If Medicare paid any of your medical bills related to the injury that led to your lawsuit, you don’t get to keep the full settlement. Federal law gives Medicare a statutory right to be reimbursed from your settlement proceeds for every covered medical expense it paid on your behalf. This obligation exists under the Medicare Secondary Payer statute, which treats Medicare as a payer of last resort. When a third party is responsible for an injury, that party (or their insurer) is the “primary plan” that should have covered those costs.

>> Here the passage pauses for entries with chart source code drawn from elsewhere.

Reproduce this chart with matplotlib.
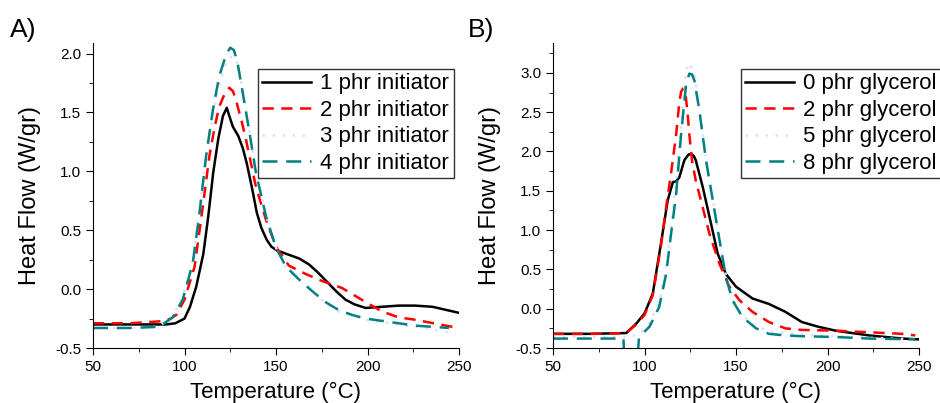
import numpy as np
import matplotlib
matplotlib.use("Agg")
import matplotlib.pyplot as plt
from matplotlib.ticker import MultipleLocator, FormatStrFormatter

plt.rcParams['font.family'] = ['Liberation Sans', 'DejaVu Sans']

# ---- panel A: initiator content ----
t_a1 = [50, 70, 90, 95, 100, 103, 106.4, 110.3, 113, 115.7, 118.5, 121, 123.1, 124.5, 126.4, 129.4,
        131.8, 134, 137, 139.5, 142, 144.9, 147.5, 150.4, 155.5, 162.7, 168, 173, 178, 183, 188, 193,
        199, 208, 217, 226, 235.5, 249.6]
hf_a1 = [-0.3, -0.3, -0.3, -0.29, -0.25, -0.15, 0.02, 0.30, 0.62, 0.99, 1.28, 1.47, 1.54, 1.47, 1.38, 1.30,
         1.20, 1.07, 0.85, 0.65, 0.52, 0.42, 0.36, 0.33, 0.30, 0.26, 0.21, 0.14, 0.06, -0.02, -0.09, -0.13,
         -0.16, -0.15, -0.14, -0.14, -0.15, -0.2]

t_a2 = [50, 70, 90, 95.5, 100, 105.5, 110, 113.6, 116.5, 119, 122, 124.5, 126.5, 128, 131, 133.6, 139,
        144.5, 150, 157, 166, 175, 186, 199, 208, 217, 226, 236, 249.6]
hf_a2 = [-0.29, -0.29, -0.27, -0.22, -0.09, 0.19, 0.70, 1.13, 1.38, 1.55, 1.66, 1.71, 1.68, 1.61, 1.44, 1.27, 0.87,
         0.59, 0.36, 0.20, 0.13, 0.07, 0.01, -0.11, -0.19, -0.24, -0.26, -0.29, -0.33]

t_a3 = [50, 70, 86, 93.6, 99, 104.5, 108, 111.8, 115.5, 119, 122.7, 126, 129, 132.5, 136, 139.5,
        145, 150, 155.5, 162.7, 170, 177, 184.5, 191.8, 199, 208, 217, 226, 235.5, 248]
hf_a3 = [-0.33, -0.33, -0.32, -0.23, -0.07, 0.25, 0.66, 1.12, 1.48, 1.74, 1.92, 1.98, 1.92, 1.63, 1.29, 0.97,
         0.60, 0.35, 0.19, 0.08, -0.02, -0.12, -0.19, -0.23, -0.26, -0.28, -0.30, -0.32, -0.34, -0.38]

t_a4 = [50, 70, 86, 93.6, 99, 104.5, 108, 111.8, 115.5, 119, 122.7, 125, 127, 129, 131.8, 135.5, 139,
        144.5, 150, 155.5, 162.7, 170, 177, 184.5, 191.8, 199, 208, 217, 226, 235.5, 244.5]
hf_a4 = [-0.33, -0.33, -0.32, -0.24, -0.09, 0.22, 0.62, 1.13, 1.52, 1.81, 1.99, 2.05, 2.03, 1.92, 1.67, 1.33,
         0.99, 0.62, 0.35, 0.19, 0.08, -0.02, -0.11, -0.18, -0.22, -0.25, -0.27, -0.29, -0.31, -0.32, -0.33]

# ---- panel B: glycerol content ----
t_b0 = [50, 70, 90, 95.5, 100, 104.5, 109, 112.7, 115.5, 117.3, 119, 121.8, 124, 125.5, 127, 128, 131.8,
        135.5, 140, 144.5, 150, 159, 168, 177, 186, 195, 204.5, 222.7, 240.9, 249.6]
hf_b0 = [-0.32, -0.32, -0.31, -0.19, -0.06, 0.19, 0.83, 1.38, 1.61, 1.62, 1.67, 1.89, 1.96, 1.97, 1.94, 1.89,
         1.55, 1.17, 0.70, 0.44, 0.28, 0.13, 0.06, -0.04, -0.17, -0.23, -0.28, -0.34, -0.38, -0.39]

t_b2 = [50, 70, 90, 95.5, 100, 104.5, 109, 111.8, 114.5, 117.3, 119, 120, 121, 122.4, 123.5, 124.5, 126,
        128, 131.8, 135.5, 141, 146.4, 151.8, 159, 168, 177, 186, 204.5, 222.7, 240.9, 248]
hf_b2 = [-0.32, -0.32, -0.31, -0.2, -0.08, 0.17, 0.80, 1.29, 1.72, 2.22, 2.62, 2.76, 2.80, 2.73, 2.50, 2.22,
         1.88, 1.63, 1.29, 0.95, 0.57, 0.28, 0.11, -0.04, -0.17, -0.25, -0.27, -0.28, -0.30, -0.32, -0.34]

t_b5 = [50, 70, 90, 97, 102.7, 108, 111.8, 114.5, 117.3, 120, 122.7, 124.5, 127.3, 130, 133.6, 137.3,
        141, 144.5, 148, 153.6, 161, 168, 177, 186, 204.5, 222.7, 248]
hf_b5 = [-0.36, -0.36, -0.36, -0.33, -0.18, 0.08, 0.52, 1.05, 1.60, 2.35, 3.02, 3.13, 2.98, 2.55, 1.90, 1.40,
         0.88, 0.42, 0.13, -0.09, -0.22, -0.29, -0.31, -0.33, -0.35, -0.37, -0.39]

t_b8 = [50, 70, 88.5, 89, 96, 97, 102.7, 108, 111.8, 114.5, 117.3, 120, 122.7, 124.5, 126, 127.3, 130, 133.6,
        137.3, 141, 144.5, 148, 153.6, 161, 168, 177, 186, 204.5, 222.7, 248]
hf_b8 = [-0.38, -0.38, -0.38, -0.7, -0.7, -0.36, -0.23, 0.02, 0.44, 0.95, 1.46, 2.22, 2.85, 2.99, 2.98, 2.90,
         2.52, 1.89, 1.38, 0.87, 0.40, 0.11, -0.11, -0.25, -0.32, -0.34, -0.35, -0.36, -0.38, -0.39]

labels_a = ['1 phr initiator', '2 phr initiator', '3 phr initiator', '4 phr initiator']
labels_b = ['0 phr glycerol', '2 phr glycerol', '5 phr glycerol', '8 phr glycerol']

colors = ['black', '#ff0000', '#dcdcff', '#008080']
styles = ['-', (0, (4.5, 3)), (0, (1, 3)), (0, (6, 3.5))]

fig = plt.figure(figsize=(9.4, 4.03), dpi=100)
ax_a = fig.add_axes([93 / 940, 55 / 403, 366 / 940, 305 / 403])
ax_b = fig.add_axes([553 / 940, 55 / 403, 366 / 940, 305 / 403])

series_a = [(t_a1, hf_a1), (t_a2, hf_a2), (t_a3, hf_a3), (t_a4, hf_a4)]
series_b = [(t_b0, hf_b0), (t_b2, hf_b2), (t_b5, hf_b5), (t_b8, hf_b8)]

for ax, series, labels, ylim, anchor in [(ax_a, series_a, labels_a, (-0.5, 2.09), (0.985, 0.915)),
                                          (ax_b, series_b, labels_b, (-0.5, 3.38), (1.06, 0.915))]:
    for (t, hf), lab, c, ls in zip(series, labels, colors, styles):
        ax.plot(t, hf, color=c, linestyle=ls, lw=1.8, label=lab)
    ax.set_xlim(50, 250)
    ax.set_ylim(*ylim)
    ax.xaxis.set_major_locator(MultipleLocator(50))
    ax.xaxis.set_minor_locator(MultipleLocator(25))
    ax.yaxis.set_major_locator(MultipleLocator(0.5))
    ax.yaxis.set_minor_locator(MultipleLocator(0.25))
    ax.yaxis.set_major_formatter(FormatStrFormatter('%.1f'))
    for s in ['top', 'right']:
        ax.spines[s].set_visible(False)
    ax.tick_params(which='major', direction='out', length=5, labelsize=11)
    ax.tick_params(which='minor', direction='out', length=3)
    ax.set_xlabel('Temperature (°C)', fontsize=16, labelpad=6)
    ax.set_ylabel('Heat Flow (W/gr)', fontsize=17, labelpad=10)
    leg = ax.legend(loc='upper right', bbox_to_anchor=anchor,
                    fontsize=16, frameon=True, fancybox=False, edgecolor='black',
                    handlelength=2.2, handletextpad=0.4, borderpad=0.2, labelspacing=0.25,
                    borderaxespad=0.0)
    leg.get_frame().set_linewidth(1.0)

fig.text(10 / 940, 1 - 30 / 403, 'A)', fontsize=19, va='center')
fig.text(468 / 940, 1 - 30 / 403, 'B)', fontsize=19, va='center')

fig.savefig('out.png', dpi=100)
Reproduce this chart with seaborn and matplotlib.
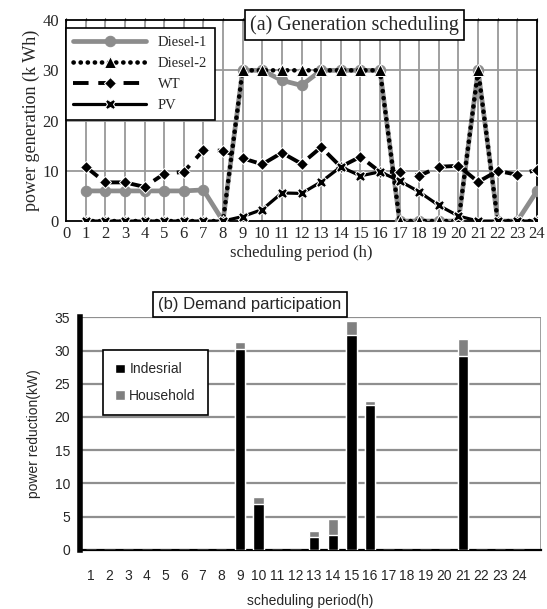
import matplotlib
matplotlib.use("Agg")
import matplotlib.pyplot as plt
from matplotlib.patches import Patch
import pandas as pd
import seaborn as sns

# values
hours = list(range(1, 25))
diesel1 = [6, 6, 6, 6, 6, 6, 6.2, 0, 30, 30, 28, 27, 30, 30, 30, 30, 0, 0, 0, 0, 30, 0, 0, 6]
diesel2 = [0, 0, 0, 0, 0, 0, 0, 0, 30, 30, 30, 30, 30, 30, 30, 30, 0, 0, 0, 0, 30, 0, 0, 0]
wt = [10.8, 7.7, 7.7, 6.8, 9.4, 9.8, 14.1, 14.0, 12.5, 11.3, 13.6, 11.4,
      14.7, 10.8, 12.8, 9.8, 9.8, 9.0, 10.8, 11.0, 7.8, 10.0, 9.2, 10.2]
pv = [0, 0, 0, 0, 0, 0, 0, 0, 0.9, 2.3, 5.6, 5.5, 7.8, 10.8, 9.0, 9.8,
      8.0, 5.8, 3.1, 1.0, 0, 0, 0, 0]
industrial = [0, 0, 0, 0, 0, 0, 0, 0, 30.3, 6.9, 0, 0, 2.0, 2.3, 32.4, 21.8,
              0, 0, 0, 0, 29.2, 0, 0, 0]
household = [0, 0, 0, 0, 0, 0, 0, 0, 1.0, 1.0, 0, 0, 0.8, 2.4, 2.1, 0.6,
             0, 0, 0, 0, 2.5, 0, 0, 0]

sns.set_style("white")
plt.rcParams["font.family"] = ["Liberation Serif", "DejaVu Serif"]

fig = plt.figure(figsize=(5.47, 6.09), dpi=100)

# ---------------- (a) generation scheduling ----------------
ax1 = fig.add_axes([0.1207, 0.637, 0.861, 0.330])
grey = "#999999"

sns.lineplot(x=hours, y=diesel1, ax=ax1, color="#8c8c8c", lw=3.4, marker="o",
             markersize=7.5, markeredgecolor="#8c8c8c", label="Diesel-1", zorder=3)
sns.lineplot(x=hours, y=diesel2, ax=ax1, color="black", lw=3.3, linestyle=(0, (0.05, 1.5)),
             dash_capstyle="round", marker="^", markersize=8.5, label="Diesel-2", zorder=4)
sns.lineplot(x=hours, y=wt, ax=ax1, color="black", lw=2.8, linestyle=(0, (4, 2.5)),
             marker="D", markersize=6, label="WT", zorder=4)
sns.lineplot(x=hours, y=pv, ax=ax1, color="black", lw=2.3, marker="X",
             markersize=7.5, label="PV", zorder=5)

ax1.set_xlim(0, 24)
ax1.set_ylim(0, 40)
ax1.set_xticks(range(0, 25))
ax1.set_yticks([0, 10, 20, 30, 40])
ax1.tick_params(axis="both", labelsize=12, length=3, color="black", pad=2)
ax1.tick_params(axis="x", top=True, direction="inout")
for v in range(1, 24):
    ax1.axvline(v, color=grey, lw=1.3, zorder=1)
for v in [10, 20, 30]:
    ax1.axhline(v, color=grey, lw=1.3, zorder=1)
for s in ax1.spines.values():
    s.set_color("black")
    s.set_linewidth(1.3)
ax1.set_xlabel("scheduling period (h)", fontsize=12, labelpad=2)
ax1.set_ylabel("power generation (k Wh)", fontsize=13, labelpad=2)

leg1 = ax1.legend(loc="upper left", bbox_to_anchor=(0.0, 0.96), borderaxespad=0,
                  fontsize=10.5, handlelength=5, numpoints=1, fancybox=False,
                  framealpha=1, edgecolor="black", labelspacing=0.55, borderpad=0.5)
leg1.get_frame().set_linewidth(1.2)
leg1.set_zorder(10)

ax1.text(0.612, 0.975, "(a) Generation scheduling", transform=ax1.transAxes,
         ha="center", va="center", fontsize=14.5, zorder=11,
         bbox=dict(boxstyle="square,pad=0.25", facecolor="white", edgecolor="black", lw=1.2))

# ---------------- (b) demand participation ----------------
sans = ["Liberation Sans", "DejaVu Sans"]
ax2 = fig.add_axes([0.146, 0.097, 0.843, 0.382])
df = pd.DataFrame({"hour": hours, "industrial": industrial,
                   "total": [a + b for a, b in zip(industrial, household)]})

for v in range(5, 36, 5):
    ax2.axhline(v, color="#8f8f8f", lw=1.6, zorder=0)
sns.barplot(data=df, x="hour", y="total", ax=ax2, native_scale=True, color="#808080",
            width=0.56, saturation=1, zorder=2)
sns.barplot(data=df, x="hour", y="industrial", ax=ax2, native_scale=True, color="black",
            width=0.56, saturation=1, zorder=3)

ax2.set_xlim(0.4, 25.2)
ax2.set_ylim(0, 35)
ax2.set_yticks(range(0, 36, 5))
ax2.set_yticklabels([str(v) for v in range(0, 36, 5)], family=sans, fontsize=10)
ax2.set_xticks([h + 0.5 for h in range(0, 25)])
ax2.set_xticklabels([])
ax2.set_xticks(hours, minor=True)
ax2.set_xticklabels([str(h) for h in hours], minor=True, family=sans, fontsize=10)
ax2.tick_params(axis="x", which="major", length=5, width=1.5, color="black", direction="out")
ax2.tick_params(axis="x", which="minor", length=0, pad=14)
ax2.tick_params(axis="y", length=4, width=1.5, color="black", direction="out", pad=3)
for side in ["top", "right"]:
    ax2.spines[side].set_visible(False)
ax2.spines["left"].set_linewidth(4)
ax2.spines["left"].set_color("black")
ax2.spines["bottom"].set_linewidth(1.6)
ax2.spines["bottom"].set_color("black")
ax2.axvline(25.2, color="#8f8f8f", lw=1.2, zorder=0)

ax2.set_xlabel("scheduling period(h)", family=sans, fontsize=10, labelpad=8)
ax2.set_ylabel("power reduction(kW)", family=sans, fontsize=10, labelpad=10)

handles = [Patch(facecolor="black", label="Indesrial"),
           Patch(facecolor="#808080", label="Household")]
leg2 = ax2.legend(handles=handles, loc="upper left", bbox_to_anchor=(0.05, 0.86),
                  borderaxespad=0, prop={"family": sans, "size": 10}, handlelength=0.7,
                  handleheight=0.7, handletextpad=0.3, fancybox=False, framealpha=1,
                  edgecolor="black", labelspacing=0.9, borderpad=0.9)
leg2.get_frame().set_linewidth(1.2)

ax2.text(0.369, 1.056, "(b) Demand participation", transform=ax2.transAxes,
         ha="center", va="center", fontsize=12, family=sans, zorder=11,
         bbox=dict(boxstyle="square,pad=0.3", facecolor="white", edgecolor="black", lw=1.2))

fig.savefig("out.png", dpi=100)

The repayment obligation has real teeth. Once a settlement is reached, it must be reported to Medicare, and the reimbursement amount must be paid before the remaining proceeds are distributed. If repayment doesn’t happen within 60 days after Medicare sends notice of the amount owed, interest begins accruing. The government can also pursue double damages against any party that fails to reimburse Medicare as required. This isn’t a theoretical risk; the Centers for Medicare and Medicaid Services actively tracks settlements and pursues reimbursement. Ignoring a Medicare lien is one of the costliest mistakes a plaintiff can make.

Medicaid and other government health programs have similar reimbursement rights, and private health insurers often assert subrogation claims against settlement proceeds as well. Any plaintiff who received medical treatment from any insurer should account for potential repayment obligations before assuming the full settlement amount is theirs to keep.

When Going to Trial Might Be the Better Choice

Settlement is the right move in most cases, but not all of them. There are situations where accepting a deal means leaving real money or important principles on the table.

The most common is a lowball offer. When the defendant’s settlement offer is far below what the evidence supports, and the plaintiff has strong proof of both liability and damages, the risk of trial may be worth taking. This calculation depends on the specific facts, but a plaintiff with clear medical documentation, unambiguous fault on the other side, and sympathetic circumstances has leverage that shouldn’t be surrendered cheaply.

Some cases carry significance beyond the individual dispute. A lawsuit that could establish a legal precedent, force a policy change, or expose dangerous conduct serves a purpose that a confidential settlement can’t achieve. Plaintiffs in product liability, civil rights, and environmental cases sometimes choose trial specifically to create a public record.

Trial also makes sense when the defendant has been negotiating in bad faith, making token offers with no real intention of reaching a fair agreement. At some point, the only way to get an adequate result is to let a jury decide. Experienced litigators can usually tell the difference between a party that’s negotiating hard and one that’s not negotiating at all.

The decision ultimately comes down to a risk-reward calculation that’s different in every case. A guaranteed settlement of $200,000 looks very different depending on whether the likely trial outcome is $150,000 or $1.5 million. Lawyers who handle cases regularly develop a sense for which disputes are better settled and which are worth the fight, and that judgment is one of the most valuable things a good attorney provides.